YOUR OBJECTIVE: Nothing outside the stretch should be returned: give exactly the lines from the line containing "Rebuild this chart" through the line containing "plt.rcParams['font.family'] = ['Liberation", including both.

* * *

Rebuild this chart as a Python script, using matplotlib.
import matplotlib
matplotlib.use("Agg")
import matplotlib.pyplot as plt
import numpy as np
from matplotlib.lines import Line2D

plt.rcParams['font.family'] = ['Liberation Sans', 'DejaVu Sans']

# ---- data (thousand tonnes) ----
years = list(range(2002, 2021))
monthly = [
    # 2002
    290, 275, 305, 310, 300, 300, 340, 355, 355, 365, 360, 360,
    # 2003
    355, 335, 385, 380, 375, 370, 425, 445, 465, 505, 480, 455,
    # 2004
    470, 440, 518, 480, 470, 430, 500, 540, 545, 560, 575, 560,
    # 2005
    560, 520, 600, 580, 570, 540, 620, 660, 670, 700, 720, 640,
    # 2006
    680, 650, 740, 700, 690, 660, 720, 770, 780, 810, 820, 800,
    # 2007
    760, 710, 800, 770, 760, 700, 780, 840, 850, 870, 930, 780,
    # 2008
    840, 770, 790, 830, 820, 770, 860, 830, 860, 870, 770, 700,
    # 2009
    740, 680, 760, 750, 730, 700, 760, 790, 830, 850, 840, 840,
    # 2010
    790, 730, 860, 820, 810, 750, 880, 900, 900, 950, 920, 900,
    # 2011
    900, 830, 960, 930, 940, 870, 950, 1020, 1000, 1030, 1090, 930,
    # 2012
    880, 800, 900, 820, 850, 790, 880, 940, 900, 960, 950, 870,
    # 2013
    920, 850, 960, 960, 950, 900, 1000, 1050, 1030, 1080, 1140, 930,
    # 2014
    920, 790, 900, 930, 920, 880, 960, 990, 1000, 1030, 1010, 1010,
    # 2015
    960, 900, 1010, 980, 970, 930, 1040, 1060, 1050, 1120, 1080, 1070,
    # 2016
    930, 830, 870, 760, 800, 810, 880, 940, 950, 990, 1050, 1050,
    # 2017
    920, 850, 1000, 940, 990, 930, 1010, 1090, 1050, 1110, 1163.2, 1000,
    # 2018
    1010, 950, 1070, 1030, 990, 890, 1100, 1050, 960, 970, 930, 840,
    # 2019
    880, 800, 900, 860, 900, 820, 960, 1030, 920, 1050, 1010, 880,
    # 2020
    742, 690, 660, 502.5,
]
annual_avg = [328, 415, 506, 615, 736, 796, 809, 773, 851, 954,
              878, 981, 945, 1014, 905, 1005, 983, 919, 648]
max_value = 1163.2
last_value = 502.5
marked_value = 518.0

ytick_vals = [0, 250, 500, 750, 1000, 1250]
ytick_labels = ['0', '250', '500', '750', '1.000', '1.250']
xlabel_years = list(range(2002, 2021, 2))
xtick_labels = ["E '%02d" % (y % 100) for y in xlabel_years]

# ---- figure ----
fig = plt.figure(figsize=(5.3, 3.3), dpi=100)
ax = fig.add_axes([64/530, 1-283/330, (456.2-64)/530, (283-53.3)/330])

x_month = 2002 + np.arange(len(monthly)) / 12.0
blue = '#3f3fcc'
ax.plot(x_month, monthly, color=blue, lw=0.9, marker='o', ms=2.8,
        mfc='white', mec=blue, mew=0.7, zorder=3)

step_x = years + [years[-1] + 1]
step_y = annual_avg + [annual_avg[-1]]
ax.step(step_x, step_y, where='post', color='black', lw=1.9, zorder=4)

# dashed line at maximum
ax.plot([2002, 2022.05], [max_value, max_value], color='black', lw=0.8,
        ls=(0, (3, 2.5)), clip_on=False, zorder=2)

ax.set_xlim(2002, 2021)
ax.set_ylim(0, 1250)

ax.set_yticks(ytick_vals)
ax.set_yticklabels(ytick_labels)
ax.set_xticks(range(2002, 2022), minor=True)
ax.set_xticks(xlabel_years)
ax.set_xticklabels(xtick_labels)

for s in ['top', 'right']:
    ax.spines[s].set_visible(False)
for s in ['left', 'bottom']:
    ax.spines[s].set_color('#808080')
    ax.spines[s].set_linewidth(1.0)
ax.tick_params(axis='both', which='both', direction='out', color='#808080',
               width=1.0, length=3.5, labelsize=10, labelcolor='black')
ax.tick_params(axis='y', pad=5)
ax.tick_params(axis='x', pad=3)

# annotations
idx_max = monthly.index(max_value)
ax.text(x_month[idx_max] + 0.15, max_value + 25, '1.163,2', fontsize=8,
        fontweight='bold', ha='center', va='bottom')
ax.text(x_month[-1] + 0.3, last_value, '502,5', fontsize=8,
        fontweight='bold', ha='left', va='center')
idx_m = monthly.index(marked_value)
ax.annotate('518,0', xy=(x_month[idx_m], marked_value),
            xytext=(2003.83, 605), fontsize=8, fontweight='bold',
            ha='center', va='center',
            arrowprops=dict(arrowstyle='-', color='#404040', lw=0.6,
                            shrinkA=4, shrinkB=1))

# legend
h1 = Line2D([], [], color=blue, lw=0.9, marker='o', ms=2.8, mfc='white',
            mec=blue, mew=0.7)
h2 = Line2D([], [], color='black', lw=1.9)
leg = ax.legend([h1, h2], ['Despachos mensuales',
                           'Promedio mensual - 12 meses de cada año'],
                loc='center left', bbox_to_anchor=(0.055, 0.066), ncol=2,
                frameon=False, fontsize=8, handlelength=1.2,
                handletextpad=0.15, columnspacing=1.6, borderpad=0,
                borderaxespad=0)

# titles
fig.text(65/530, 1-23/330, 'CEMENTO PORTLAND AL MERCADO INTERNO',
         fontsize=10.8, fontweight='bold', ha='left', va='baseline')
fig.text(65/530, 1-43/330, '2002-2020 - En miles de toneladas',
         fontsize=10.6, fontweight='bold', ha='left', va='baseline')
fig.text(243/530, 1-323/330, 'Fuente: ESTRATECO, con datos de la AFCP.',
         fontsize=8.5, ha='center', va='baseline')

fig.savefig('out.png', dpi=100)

* * *

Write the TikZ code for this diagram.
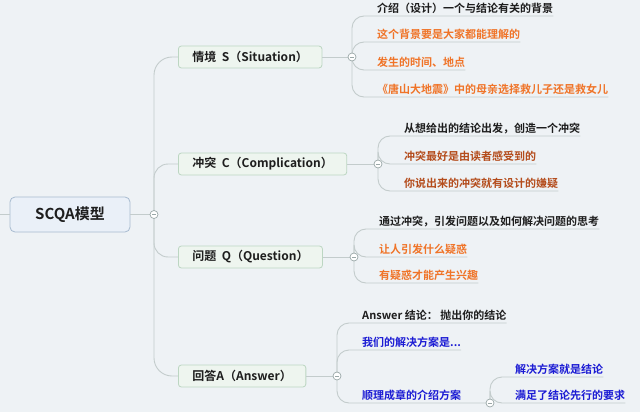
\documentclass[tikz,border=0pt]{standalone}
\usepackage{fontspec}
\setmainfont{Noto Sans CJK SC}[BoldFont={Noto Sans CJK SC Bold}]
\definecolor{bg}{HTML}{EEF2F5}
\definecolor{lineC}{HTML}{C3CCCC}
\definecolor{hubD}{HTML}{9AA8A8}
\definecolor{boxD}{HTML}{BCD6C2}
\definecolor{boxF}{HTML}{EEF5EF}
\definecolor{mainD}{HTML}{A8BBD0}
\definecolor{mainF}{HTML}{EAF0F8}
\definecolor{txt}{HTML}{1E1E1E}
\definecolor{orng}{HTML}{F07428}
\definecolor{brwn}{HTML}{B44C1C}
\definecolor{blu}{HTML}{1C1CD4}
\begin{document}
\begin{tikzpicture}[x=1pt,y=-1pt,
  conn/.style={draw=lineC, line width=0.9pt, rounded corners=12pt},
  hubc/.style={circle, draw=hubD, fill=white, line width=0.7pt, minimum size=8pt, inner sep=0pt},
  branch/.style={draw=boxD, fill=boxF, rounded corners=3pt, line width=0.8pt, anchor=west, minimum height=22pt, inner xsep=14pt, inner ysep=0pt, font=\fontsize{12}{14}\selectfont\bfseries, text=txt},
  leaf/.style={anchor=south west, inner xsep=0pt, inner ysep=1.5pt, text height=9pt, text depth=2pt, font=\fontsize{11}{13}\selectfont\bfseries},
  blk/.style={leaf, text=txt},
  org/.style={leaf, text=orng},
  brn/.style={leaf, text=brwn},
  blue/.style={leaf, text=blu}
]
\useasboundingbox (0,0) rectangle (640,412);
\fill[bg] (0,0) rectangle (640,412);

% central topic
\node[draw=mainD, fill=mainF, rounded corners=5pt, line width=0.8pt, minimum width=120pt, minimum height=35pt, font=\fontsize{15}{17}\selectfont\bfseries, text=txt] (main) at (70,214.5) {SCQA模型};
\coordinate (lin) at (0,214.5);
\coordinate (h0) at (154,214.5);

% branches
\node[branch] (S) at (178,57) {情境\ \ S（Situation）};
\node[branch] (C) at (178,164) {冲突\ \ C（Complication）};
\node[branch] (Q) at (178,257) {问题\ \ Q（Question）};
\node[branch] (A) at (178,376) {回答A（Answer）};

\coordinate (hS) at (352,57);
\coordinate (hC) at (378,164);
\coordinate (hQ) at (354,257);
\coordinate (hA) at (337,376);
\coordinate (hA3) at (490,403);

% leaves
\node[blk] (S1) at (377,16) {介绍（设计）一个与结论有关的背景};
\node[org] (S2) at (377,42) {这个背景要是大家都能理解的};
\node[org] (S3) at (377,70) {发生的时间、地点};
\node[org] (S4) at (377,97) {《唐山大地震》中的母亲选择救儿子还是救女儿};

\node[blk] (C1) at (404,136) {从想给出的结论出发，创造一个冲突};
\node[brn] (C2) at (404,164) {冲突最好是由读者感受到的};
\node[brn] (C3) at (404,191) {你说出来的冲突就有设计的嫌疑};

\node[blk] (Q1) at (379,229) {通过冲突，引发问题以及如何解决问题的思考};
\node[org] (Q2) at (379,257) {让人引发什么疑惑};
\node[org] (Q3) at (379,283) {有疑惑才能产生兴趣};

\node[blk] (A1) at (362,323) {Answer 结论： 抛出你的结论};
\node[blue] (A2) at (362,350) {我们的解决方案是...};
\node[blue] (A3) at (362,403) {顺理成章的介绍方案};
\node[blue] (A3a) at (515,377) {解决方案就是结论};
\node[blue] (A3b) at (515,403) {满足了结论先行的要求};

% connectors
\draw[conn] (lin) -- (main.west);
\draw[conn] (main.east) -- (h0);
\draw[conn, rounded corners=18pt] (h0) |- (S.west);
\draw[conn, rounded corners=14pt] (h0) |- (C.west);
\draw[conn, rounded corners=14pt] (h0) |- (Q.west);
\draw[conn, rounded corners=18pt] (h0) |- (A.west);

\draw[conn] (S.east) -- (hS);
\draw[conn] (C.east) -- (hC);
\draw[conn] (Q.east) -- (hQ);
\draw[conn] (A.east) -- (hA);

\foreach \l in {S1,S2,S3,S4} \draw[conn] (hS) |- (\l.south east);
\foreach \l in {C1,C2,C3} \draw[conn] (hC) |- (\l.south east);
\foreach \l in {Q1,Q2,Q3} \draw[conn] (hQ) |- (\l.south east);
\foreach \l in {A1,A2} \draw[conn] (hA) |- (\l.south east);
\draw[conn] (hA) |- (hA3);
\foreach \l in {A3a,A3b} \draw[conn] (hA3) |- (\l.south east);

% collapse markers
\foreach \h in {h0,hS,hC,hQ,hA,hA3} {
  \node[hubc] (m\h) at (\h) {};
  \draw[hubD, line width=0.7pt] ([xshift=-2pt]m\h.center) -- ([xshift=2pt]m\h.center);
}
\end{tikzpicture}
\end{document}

* * *

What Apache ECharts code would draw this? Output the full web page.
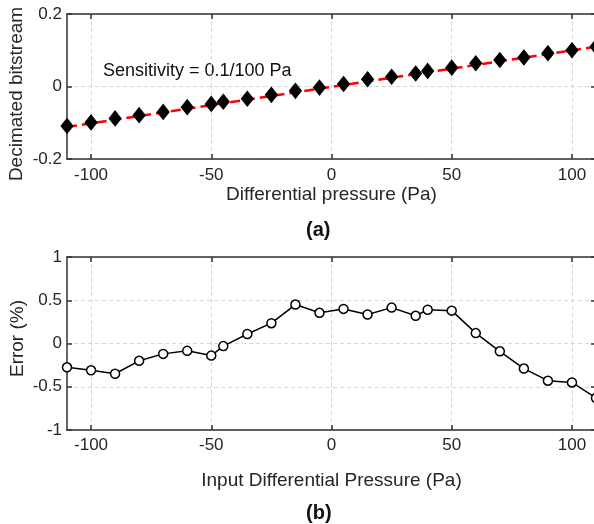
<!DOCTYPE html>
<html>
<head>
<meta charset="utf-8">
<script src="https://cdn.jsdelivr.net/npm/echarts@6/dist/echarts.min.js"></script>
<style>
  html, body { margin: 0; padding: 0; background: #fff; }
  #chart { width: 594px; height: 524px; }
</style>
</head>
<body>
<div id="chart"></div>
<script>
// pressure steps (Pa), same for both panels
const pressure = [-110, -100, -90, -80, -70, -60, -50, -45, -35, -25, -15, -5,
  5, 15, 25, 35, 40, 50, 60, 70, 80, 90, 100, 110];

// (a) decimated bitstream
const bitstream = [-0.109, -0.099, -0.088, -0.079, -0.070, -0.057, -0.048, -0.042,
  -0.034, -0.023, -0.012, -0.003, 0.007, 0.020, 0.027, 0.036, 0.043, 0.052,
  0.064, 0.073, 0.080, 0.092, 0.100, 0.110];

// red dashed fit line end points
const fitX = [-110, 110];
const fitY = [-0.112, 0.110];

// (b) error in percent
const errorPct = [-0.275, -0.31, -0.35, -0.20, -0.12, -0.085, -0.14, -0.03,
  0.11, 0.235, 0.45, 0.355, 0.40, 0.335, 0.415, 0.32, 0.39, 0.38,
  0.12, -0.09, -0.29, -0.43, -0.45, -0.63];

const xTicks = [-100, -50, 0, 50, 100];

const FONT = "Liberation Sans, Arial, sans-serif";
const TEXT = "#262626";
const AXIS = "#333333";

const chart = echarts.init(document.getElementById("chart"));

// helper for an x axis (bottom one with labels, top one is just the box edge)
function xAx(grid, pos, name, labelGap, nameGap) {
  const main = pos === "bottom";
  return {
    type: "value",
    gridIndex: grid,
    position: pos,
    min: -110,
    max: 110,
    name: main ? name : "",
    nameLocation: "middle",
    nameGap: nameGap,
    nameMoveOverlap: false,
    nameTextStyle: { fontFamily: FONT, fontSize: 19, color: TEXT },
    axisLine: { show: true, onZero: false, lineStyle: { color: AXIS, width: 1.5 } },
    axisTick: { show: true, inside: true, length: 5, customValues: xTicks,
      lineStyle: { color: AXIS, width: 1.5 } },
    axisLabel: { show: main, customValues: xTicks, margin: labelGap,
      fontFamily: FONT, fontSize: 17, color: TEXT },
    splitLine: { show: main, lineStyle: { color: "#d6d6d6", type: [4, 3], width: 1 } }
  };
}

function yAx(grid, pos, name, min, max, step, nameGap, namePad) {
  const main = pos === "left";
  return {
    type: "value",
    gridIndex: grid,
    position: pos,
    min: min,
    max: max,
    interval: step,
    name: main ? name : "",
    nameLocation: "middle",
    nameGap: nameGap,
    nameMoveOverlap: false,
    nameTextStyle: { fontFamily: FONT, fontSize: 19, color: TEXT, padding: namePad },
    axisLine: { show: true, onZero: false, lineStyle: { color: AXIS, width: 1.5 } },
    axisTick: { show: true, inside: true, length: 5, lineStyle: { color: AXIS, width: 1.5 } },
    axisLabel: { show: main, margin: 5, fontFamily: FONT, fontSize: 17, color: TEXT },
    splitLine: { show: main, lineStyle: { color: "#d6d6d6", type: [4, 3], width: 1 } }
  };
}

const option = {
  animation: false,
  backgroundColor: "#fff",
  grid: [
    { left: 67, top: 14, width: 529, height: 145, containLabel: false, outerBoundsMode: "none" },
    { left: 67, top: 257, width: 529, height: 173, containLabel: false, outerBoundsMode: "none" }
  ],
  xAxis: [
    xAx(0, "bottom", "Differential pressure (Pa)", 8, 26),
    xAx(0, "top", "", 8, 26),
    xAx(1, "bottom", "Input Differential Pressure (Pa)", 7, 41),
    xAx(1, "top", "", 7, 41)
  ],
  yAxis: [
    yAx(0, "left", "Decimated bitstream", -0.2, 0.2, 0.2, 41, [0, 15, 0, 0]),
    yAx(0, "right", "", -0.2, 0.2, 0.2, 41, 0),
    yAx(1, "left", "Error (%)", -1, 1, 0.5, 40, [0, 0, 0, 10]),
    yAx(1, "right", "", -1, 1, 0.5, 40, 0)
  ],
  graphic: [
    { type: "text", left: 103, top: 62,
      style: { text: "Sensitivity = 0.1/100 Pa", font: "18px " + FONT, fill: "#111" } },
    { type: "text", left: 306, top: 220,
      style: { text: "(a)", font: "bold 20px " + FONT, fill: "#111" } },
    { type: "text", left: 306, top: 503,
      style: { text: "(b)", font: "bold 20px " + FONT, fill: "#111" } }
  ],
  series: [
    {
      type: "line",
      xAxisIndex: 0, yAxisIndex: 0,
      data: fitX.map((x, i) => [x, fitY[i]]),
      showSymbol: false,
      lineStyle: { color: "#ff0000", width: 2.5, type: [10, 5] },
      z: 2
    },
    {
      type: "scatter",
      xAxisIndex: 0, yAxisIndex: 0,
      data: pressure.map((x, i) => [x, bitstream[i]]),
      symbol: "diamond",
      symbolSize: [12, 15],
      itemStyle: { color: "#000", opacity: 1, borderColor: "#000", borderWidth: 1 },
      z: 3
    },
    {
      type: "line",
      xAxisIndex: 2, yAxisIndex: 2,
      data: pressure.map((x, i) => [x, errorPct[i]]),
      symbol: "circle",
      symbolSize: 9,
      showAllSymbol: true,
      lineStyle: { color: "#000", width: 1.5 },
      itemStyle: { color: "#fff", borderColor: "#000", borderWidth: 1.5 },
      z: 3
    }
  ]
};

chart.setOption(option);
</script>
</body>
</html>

* * *

COMPLETE OUTPUT:
Rebuild this chart as a Python script, using matplotlib.
import matplotlib
matplotlib.use("Agg")
import matplotlib.pyplot as plt
import numpy as np
from matplotlib.lines import Line2D

plt.rcParams['font.family'] = ['Liberation Sans', 'DejaVu Sans']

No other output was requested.